### Task material
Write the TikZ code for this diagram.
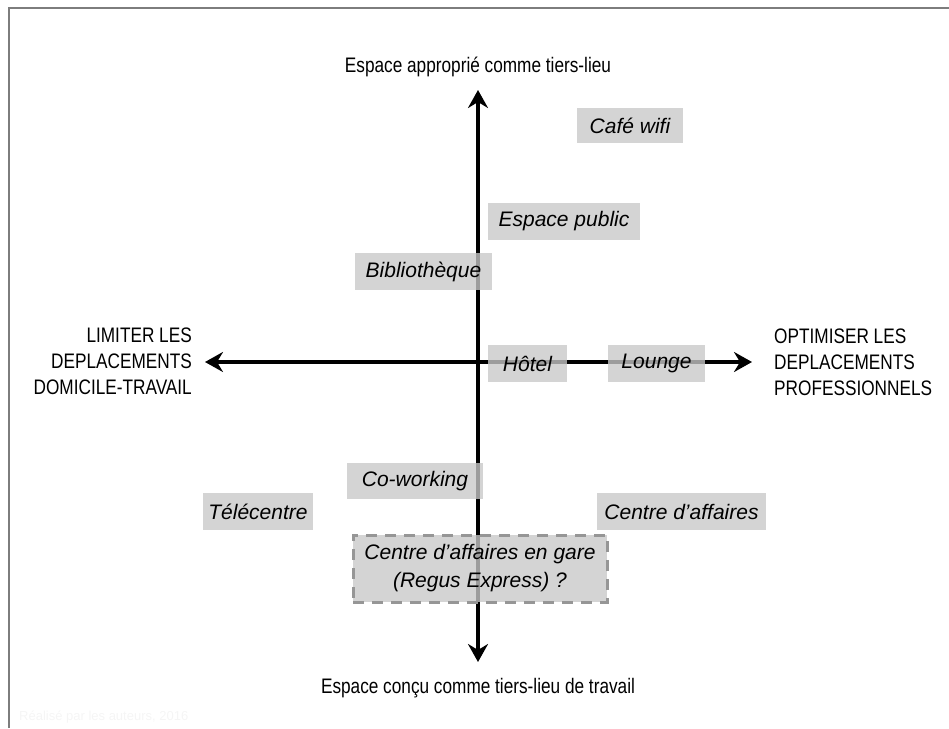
\documentclass[tikz,border=0pt]{standalone}
\usepackage{fontspec}
\setmainfont{Liberation Sans}
\newfontfamily\narrowfont{Liberation Sans}[FakeStretch=0.82]
\usetikzlibrary{arrows.meta}

\definecolor{boxgray}{RGB}{200,200,200}
\definecolor{framegray}{RGB}{125,125,125}
\definecolor{dashgray}{RGB}{150,150,150}

\tikzset{
  axis/.style={line width=4.8pt,
    {Stealth[length=18pt,width=20pt,inset=6pt]}-{Stealth[length=18pt,width=20pt,inset=6pt]}},
  lieu/.style={fill=boxgray, fill opacity=0.78, text opacity=1, inner sep=0pt,
    font=\itshape\fontsize{21}{28}\selectfont},
  axelabel/.style={inner sep=0pt, font=\narrowfont\fontsize{21}{26}\selectfont},
}

\begin{document}
\begin{tikzpicture}[x=1pt, y=-1pt]
		\useasboundingbox (0,0) rectangle (949,728);
		%frame
		\draw[framegray, line width=2pt] (9,728) -- (9,8) -- (949,8);
		
		%axes
		\coordinate (haut) at (478,90);
		\coordinate (bas) at (478,662);
		\coordinate (gauche) at (205,362);
		\coordinate (droite) at (752,362);
		\draw[axis] (bas) -- (haut);
		\draw[axis] (gauche) -- (droite);
		
		\node[axelabel] (hauttxt) at (478,67) {Espace approprié comme tiers-lieu};
		\node[axelabel] (bastxt) at (478,688) {Espace conçu comme tiers-lieu de travail};
		\node[axelabel, anchor=east, align=right] (gauchetxt) at (192,361)
			{LIMITER LES\\DEPLACEMENTS\\DOMICILE-TRAVAIL};
		\node[axelabel, anchor=west, align=left] (droitetxt) at (774,362)
			{OPTIMISER LES\\DEPLACEMENTS\\PROFESSIONNELS};
		
		%lieux
		\node[lieu, minimum width=106, minimum height=35] (cafe) at (630,125.5) {Café wifi};
		\node[lieu, minimum width=152, minimum height=37] (public) at (564,221.5) {Espace public};
		\node[lieu, minimum width=137, minimum height=37] (biblio) at (423.5,271.5) {Bibliothèque};
		\node[lieu, minimum width=79, minimum height=37] (hotel) at (527.5,363.5) {Hôtel};
		\node[lieu, minimum width=97, minimum height=37] (lounge) at (656.5,363.5) {Lounge};
		\node[lieu, minimum width=136, minimum height=36] (cowork) at (415,481) {Co-working};
		\node[lieu, minimum width=110, minimum height=37] (telecentre) at (258,511.5) {Télécentre};
		\node[lieu, minimum width=169, minimum height=37] (affaires) at (681.5,511.5) {Centre d’affaires};
		\node[lieu, draw=dashgray, draw opacity=1, line width=3pt, dash pattern=on 11pt off 8pt,
			minimum width=254, minimum height=67, align=center] (gare) at (480,568.5)
			{Centre d’affaires en gare\\(Regus Express) ?};
		
		\node[anchor=west, inner sep=0pt, text=gray!8, font=\fontsize{13}{15}\selectfont]
			(source) at (19,717) {Réalisé par les auteurs, 2016};
\end{tikzpicture}
\end{document}
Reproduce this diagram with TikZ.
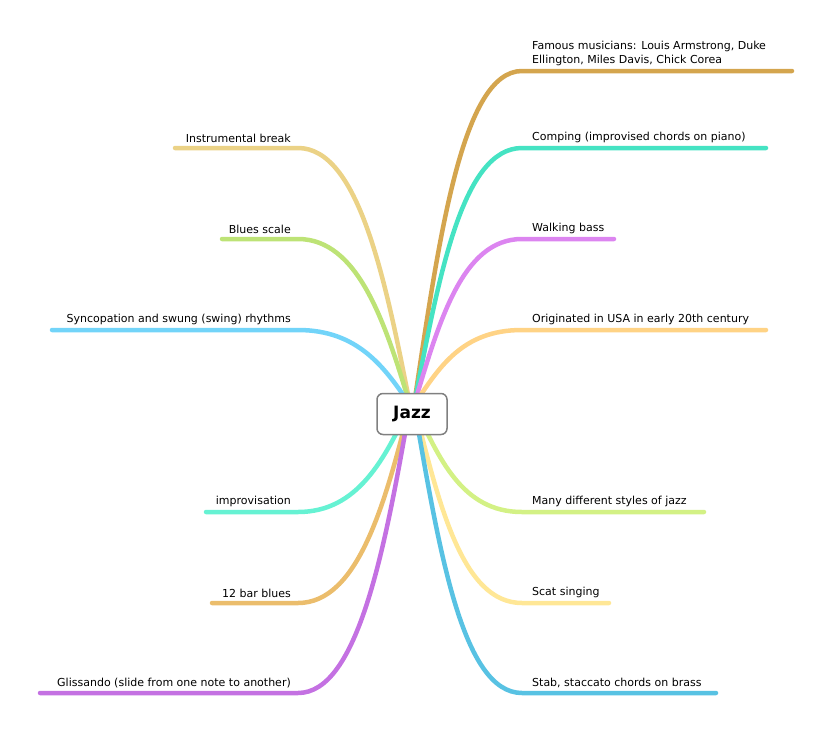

### Work required
Write out the material above again, word for word, minus its pictures.

### Full answer
Write the TikZ code for this diagram.
\documentclass[tikz,border=0pt]{standalone}
\usepackage{fontspec}
\setmainfont{Liberation Sans}
\newfontfamily\narrowfont{Liberation Sans}[FakeStretch=0.82]
\usetikzlibrary{arrows.meta}

\definecolor{boxgray}{RGB}{200,200,200}
\definecolor{framegray}{RGB}{125,125,125}
\definecolor{dashgray}{RGB}{150,150,150}

\tikzset{
  axis/.style={line width=4.8pt,
    {Stealth[length=18pt,width=20pt,inset=6pt]}-{Stealth[length=18pt,width=20pt,inset=6pt]}},
  lieu/.style={fill=boxgray, fill opacity=0.78, text opacity=1, inner sep=0pt,
    font=\itshape\fontsize{21}{28}\selectfont},
  axelabel/.style={inner sep=0pt, font=\narrowfont\fontsize{21}{26}\selectfont},
}

\begin{document}
\begin{tikzpicture}[x=1pt, y=-1pt]
		\useasboundingbox (0,0) rectangle (949,728);
		%frame
		\draw[framegray, line width=2pt] (9,728) -- (9,8) -- (949,8);
		
		%axes
		\coordinate (haut) at (478,90);
		\coordinate (bas) at (478,662);
		\coordinate (gauche) at (205,362);
		\coordinate (droite) at (752,362);
		\draw[axis] (bas) -- (haut);
		\draw[axis] (gauche) -- (droite);
		
		\node[axelabel] (hauttxt) at (478,67) {Espace approprié comme tiers-lieu};
		\node[axelabel] (bastxt) at (478,688) {Espace conçu comme tiers-lieu de travail};
		\node[axelabel, anchor=east, align=right] (gauchetxt) at (192,361)
			{LIMITER LES\\DEPLACEMENTS\\DOMICILE-TRAVAIL};
		\node[axelabel, anchor=west, align=left] (droitetxt) at (774,362)
			{OPTIMISER LES\\DEPLACEMENTS\\PROFESSIONNELS};
		
		%lieux
		\node[lieu, minimum width=106, minimum height=35] (cafe) at (630,125.5) {Café wifi};
		\node[lieu, minimum width=152, minimum height=37] (public) at (564,221.5) {Espace public};
		\node[lieu, minimum width=137, minimum height=37] (biblio) at (423.5,271.5) {Bibliothèque};
		\node[lieu, minimum width=79, minimum height=37] (hotel) at (527.5,363.5) {Hôtel};
		\node[lieu, minimum width=97, minimum height=37] (lounge) at (656.5,363.5) {Lounge};
		\node[lieu, minimum width=136, minimum height=36] (cowork) at (415,481) {Co-working};
		\node[lieu, minimum width=110, minimum height=37] (telecentre) at (258,511.5) {Télécentre};
		\node[lieu, minimum width=169, minimum height=37] (affaires) at (681.5,511.5) {Centre d’affaires};
		\node[lieu, draw=dashgray, draw opacity=1, line width=3pt, dash pattern=on 11pt off 8pt,
			minimum width=254, minimum height=67, align=center] (gare) at (480,568.5)
			{Centre d’affaires en gare\\(Regus Express) ?};
		
		\node[anchor=west, inner sep=0pt, text=gray!8, font=\fontsize{13}{15}\selectfont]
			(source) at (19,717) {Réalisé par les auteurs, 2016};
\end{tikzpicture}
\end{document}
Reproduce this diagram with TikZ.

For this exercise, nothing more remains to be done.